* _THE EXERCISE_
The listing below holds pictures; exclude them. Return exactly the lines from the one with "Emit a LaTeX" through the one with "(proc-e) at (120,385);".

* _ROWS_
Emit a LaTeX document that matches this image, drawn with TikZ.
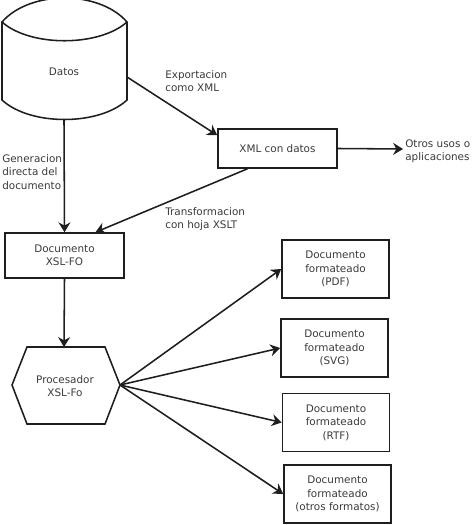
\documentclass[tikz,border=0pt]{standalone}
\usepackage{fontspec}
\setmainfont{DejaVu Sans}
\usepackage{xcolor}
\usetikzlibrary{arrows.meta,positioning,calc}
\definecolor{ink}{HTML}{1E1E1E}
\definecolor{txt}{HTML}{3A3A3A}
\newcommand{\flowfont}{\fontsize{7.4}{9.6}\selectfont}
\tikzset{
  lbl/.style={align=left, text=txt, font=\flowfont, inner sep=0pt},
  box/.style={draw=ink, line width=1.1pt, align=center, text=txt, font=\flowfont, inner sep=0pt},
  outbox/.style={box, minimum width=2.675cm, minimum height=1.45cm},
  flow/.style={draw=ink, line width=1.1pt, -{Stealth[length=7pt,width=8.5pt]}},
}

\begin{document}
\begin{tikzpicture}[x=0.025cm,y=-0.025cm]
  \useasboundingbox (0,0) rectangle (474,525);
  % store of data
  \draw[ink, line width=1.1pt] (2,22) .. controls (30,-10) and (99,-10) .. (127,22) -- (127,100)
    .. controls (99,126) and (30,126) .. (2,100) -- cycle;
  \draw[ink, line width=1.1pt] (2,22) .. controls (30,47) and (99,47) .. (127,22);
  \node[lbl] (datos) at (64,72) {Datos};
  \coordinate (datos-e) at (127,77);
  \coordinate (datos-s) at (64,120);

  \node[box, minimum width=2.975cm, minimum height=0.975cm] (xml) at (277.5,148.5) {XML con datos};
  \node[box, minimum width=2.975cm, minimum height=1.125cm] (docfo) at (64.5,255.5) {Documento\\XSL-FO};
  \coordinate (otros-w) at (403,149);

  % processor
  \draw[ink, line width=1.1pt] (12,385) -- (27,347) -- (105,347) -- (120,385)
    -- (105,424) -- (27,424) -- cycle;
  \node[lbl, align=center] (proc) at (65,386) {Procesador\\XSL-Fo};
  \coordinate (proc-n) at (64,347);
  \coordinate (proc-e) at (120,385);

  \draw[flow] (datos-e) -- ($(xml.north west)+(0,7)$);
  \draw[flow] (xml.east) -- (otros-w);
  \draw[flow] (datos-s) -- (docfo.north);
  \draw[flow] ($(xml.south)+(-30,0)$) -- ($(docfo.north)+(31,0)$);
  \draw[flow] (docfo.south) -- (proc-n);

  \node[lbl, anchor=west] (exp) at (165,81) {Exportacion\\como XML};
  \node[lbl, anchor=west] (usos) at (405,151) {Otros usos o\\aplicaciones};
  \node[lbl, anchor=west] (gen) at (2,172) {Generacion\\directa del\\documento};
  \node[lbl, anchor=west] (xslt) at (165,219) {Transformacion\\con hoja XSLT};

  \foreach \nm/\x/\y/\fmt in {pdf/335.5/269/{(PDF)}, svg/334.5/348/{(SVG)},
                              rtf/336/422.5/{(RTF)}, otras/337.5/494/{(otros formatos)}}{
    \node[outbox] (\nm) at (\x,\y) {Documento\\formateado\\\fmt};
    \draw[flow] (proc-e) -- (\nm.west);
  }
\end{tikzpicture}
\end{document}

...

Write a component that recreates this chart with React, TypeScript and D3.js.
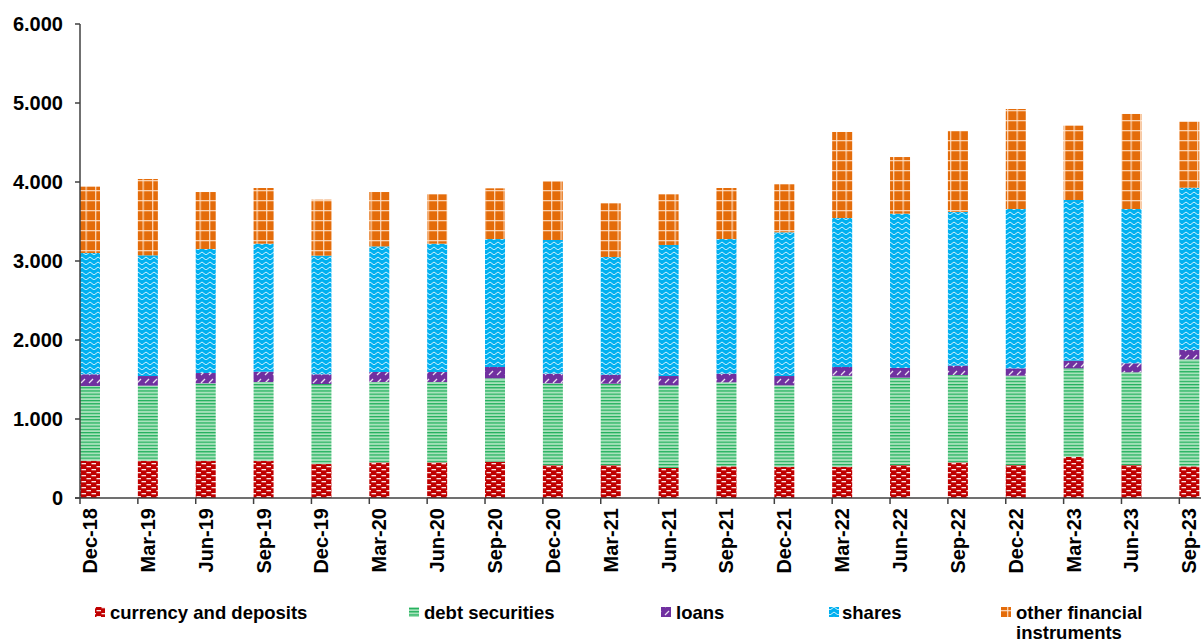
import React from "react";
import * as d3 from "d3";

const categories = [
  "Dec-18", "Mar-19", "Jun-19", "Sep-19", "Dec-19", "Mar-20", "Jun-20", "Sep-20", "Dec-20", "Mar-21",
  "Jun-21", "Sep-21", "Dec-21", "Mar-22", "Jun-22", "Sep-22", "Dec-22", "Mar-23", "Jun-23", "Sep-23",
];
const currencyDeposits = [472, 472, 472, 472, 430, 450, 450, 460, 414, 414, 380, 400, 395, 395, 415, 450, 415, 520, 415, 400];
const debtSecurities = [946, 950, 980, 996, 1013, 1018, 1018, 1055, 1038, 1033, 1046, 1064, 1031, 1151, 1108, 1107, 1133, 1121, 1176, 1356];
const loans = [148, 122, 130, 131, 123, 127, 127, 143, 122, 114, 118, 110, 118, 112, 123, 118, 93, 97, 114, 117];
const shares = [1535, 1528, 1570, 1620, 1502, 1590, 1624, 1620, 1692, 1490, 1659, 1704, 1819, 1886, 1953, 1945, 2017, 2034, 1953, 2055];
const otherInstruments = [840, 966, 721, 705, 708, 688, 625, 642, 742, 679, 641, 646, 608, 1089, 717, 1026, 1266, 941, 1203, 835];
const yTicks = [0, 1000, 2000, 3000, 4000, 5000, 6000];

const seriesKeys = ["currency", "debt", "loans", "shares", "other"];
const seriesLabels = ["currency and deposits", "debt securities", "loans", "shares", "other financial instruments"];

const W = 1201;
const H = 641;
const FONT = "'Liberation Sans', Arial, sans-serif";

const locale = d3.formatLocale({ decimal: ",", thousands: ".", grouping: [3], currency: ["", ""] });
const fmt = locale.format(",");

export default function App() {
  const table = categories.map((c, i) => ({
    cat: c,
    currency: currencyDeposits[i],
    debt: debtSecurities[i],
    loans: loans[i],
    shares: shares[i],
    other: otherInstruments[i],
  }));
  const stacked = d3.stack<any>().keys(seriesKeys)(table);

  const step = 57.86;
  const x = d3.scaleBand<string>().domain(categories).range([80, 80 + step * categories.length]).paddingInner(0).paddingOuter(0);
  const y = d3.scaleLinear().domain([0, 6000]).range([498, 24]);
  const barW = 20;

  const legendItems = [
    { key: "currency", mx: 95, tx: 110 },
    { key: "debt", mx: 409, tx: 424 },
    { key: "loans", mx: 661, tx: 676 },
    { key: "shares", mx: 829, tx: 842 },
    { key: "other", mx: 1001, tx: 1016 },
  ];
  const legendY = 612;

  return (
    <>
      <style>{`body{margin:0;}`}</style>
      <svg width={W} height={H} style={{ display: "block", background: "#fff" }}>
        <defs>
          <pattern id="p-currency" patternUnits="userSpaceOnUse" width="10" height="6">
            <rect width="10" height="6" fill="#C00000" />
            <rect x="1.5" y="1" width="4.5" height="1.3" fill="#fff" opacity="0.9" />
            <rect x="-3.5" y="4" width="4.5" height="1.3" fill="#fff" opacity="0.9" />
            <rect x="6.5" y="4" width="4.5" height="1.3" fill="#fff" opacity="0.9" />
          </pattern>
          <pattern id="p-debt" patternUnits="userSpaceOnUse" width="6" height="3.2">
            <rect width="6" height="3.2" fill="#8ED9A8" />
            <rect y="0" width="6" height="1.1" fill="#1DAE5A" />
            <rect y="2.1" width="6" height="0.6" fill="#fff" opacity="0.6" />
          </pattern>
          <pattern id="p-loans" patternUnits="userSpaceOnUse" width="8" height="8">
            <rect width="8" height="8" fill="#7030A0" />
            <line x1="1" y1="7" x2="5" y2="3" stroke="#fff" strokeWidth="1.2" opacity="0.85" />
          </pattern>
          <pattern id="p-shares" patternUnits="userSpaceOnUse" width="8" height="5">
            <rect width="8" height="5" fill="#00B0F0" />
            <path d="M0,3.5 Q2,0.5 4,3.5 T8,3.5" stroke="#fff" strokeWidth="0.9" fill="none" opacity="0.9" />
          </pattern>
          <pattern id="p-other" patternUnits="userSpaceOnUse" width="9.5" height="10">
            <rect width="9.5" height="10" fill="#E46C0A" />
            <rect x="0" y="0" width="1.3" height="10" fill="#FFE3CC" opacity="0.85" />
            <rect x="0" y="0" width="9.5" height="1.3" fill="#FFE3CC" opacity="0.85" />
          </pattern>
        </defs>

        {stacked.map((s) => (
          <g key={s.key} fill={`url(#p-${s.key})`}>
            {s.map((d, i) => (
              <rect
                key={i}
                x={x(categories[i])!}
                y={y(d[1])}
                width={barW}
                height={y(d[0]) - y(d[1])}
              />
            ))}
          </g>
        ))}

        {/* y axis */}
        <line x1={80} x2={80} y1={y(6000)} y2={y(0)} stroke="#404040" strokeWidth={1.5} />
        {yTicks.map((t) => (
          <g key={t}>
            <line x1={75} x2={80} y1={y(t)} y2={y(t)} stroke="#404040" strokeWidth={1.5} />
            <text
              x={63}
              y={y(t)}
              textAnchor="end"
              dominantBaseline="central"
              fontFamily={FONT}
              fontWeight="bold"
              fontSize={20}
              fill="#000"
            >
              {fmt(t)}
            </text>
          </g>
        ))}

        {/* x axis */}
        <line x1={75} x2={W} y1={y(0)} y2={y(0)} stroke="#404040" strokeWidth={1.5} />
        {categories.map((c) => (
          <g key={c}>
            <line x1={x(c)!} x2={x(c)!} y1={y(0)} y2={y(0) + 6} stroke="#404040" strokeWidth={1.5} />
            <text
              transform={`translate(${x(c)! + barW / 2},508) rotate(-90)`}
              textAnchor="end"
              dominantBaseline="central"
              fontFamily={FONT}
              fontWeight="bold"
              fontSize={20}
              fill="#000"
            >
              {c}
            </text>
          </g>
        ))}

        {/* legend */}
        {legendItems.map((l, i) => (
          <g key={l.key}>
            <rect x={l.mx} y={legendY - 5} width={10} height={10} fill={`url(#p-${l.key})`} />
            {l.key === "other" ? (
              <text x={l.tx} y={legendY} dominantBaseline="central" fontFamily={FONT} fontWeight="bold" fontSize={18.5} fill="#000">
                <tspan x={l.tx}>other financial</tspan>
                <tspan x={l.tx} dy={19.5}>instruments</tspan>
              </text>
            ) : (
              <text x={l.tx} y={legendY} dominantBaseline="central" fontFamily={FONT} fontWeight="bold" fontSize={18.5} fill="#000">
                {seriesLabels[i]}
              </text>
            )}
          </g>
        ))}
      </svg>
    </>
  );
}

* _TASK RESPONSE_
Emit a LaTeX document that matches this image, drawn with TikZ.
\documentclass[tikz,border=0pt]{standalone}
\usepackage{fontspec}
\setmainfont{DejaVu Sans}
\usepackage{xcolor}
\usetikzlibrary{arrows.meta,positioning,calc}
\definecolor{ink}{HTML}{1E1E1E}
\definecolor{txt}{HTML}{3A3A3A}
\newcommand{\flowfont}{\fontsize{7.4}{9.6}\selectfont}
\tikzset{
  lbl/.style={align=left, text=txt, font=\flowfont, inner sep=0pt},
  box/.style={draw=ink, line width=1.1pt, align=center, text=txt, font=\flowfont, inner sep=0pt},
  outbox/.style={box, minimum width=2.675cm, minimum height=1.45cm},
  flow/.style={draw=ink, line width=1.1pt, -{Stealth[length=7pt,width=8.5pt]}},
}

\begin{document}
\begin{tikzpicture}[x=0.025cm,y=-0.025cm]
  \useasboundingbox (0,0) rectangle (474,525);
  % store of data
  \draw[ink, line width=1.1pt] (2,22) .. controls (30,-10) and (99,-10) .. (127,22) -- (127,100)
    .. controls (99,126) and (30,126) .. (2,100) -- cycle;
  \draw[ink, line width=1.1pt] (2,22) .. controls (30,47) and (99,47) .. (127,22);
  \node[lbl] (datos) at (64,72) {Datos};
  \coordinate (datos-e) at (127,77);
  \coordinate (datos-s) at (64,120);

  \node[box, minimum width=2.975cm, minimum height=0.975cm] (xml) at (277.5,148.5) {XML con datos};
  \node[box, minimum width=2.975cm, minimum height=1.125cm] (docfo) at (64.5,255.5) {Documento\\XSL-FO};
  \coordinate (otros-w) at (403,149);

  % processor
  \draw[ink, line width=1.1pt] (12,385) -- (27,347) -- (105,347) -- (120,385)
    -- (105,424) -- (27,424) -- cycle;
  \node[lbl, align=center] (proc) at (65,386) {Procesador\\XSL-Fo};
  \coordinate (proc-n) at (64,347);
  \coordinate (proc-e) at (120,385);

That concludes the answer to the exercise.